By Svea Herbst-Bayliss
BOSTON (Reuters) – Effissimo Capital Management, which wants to install three directors on Toshiba Corp’s board, told the Japanese conglomerate’s directors that shareholders make good board members because they are invested in the company’s future.
“A major shareholder is incentivized to exercise judgments to maximize interest for the company,” Effissimo, which owns 15% of Toshiba, wrote in a letter to the directors that was seen by Reuters. “A major shareholder is in a superior position to tackle the ‘collective action problem,'” it said in the letter, which was dated July 13.

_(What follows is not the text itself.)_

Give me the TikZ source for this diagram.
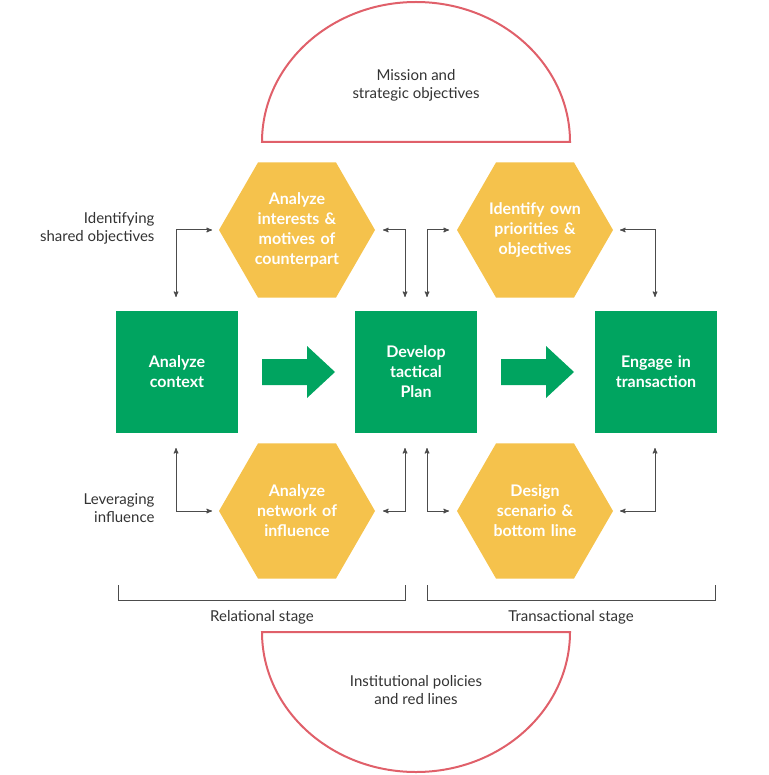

Effissimo, which is Toshiba’s top shareholder, is pushing back privately at Toshiba’s public message that shareholders should be disqualified from sitting on boards because they would be riddled with conflicts of interest. The standoff between one of Japan’s most storied companies and the Singapore-based investment fund, which is run by Japanese nationals, is playing out as more investors, including U.S. activists, are pushing for changes at Japan’s biggest corporations.
Effissimo is proposing its chief executive, Yoichiro Imai, and two others be elected as outside directors, arguing that more progress on corporate governance is needed after an accounting scandal in 2015. Toshiba’s annual meeting is planned for July 31.
A Toshiba representative was not immediately available to comment.
Last week Toshiba board member Junji Ota, who chairs the nominating committee, dismissed Imai’s candidacy in several media outlets. “Imai as a candidate is out of the question … there is the issue of conflicts of interest,” he told Nikkei Business. “It wouldn’t be acceptable to have someone recusing himself from each resolution,” Ota added.
Toshiba acknowledged its more international ownership last year when it added seven independent directors, including George Zage, a former executive at U.S. hedge fund Farallon Capital Management. Toshiba declined to nominate Brian Higgins, a co-founder of U.S. hedge fund King Street, after the investment firm mounted a campaign against the company last year.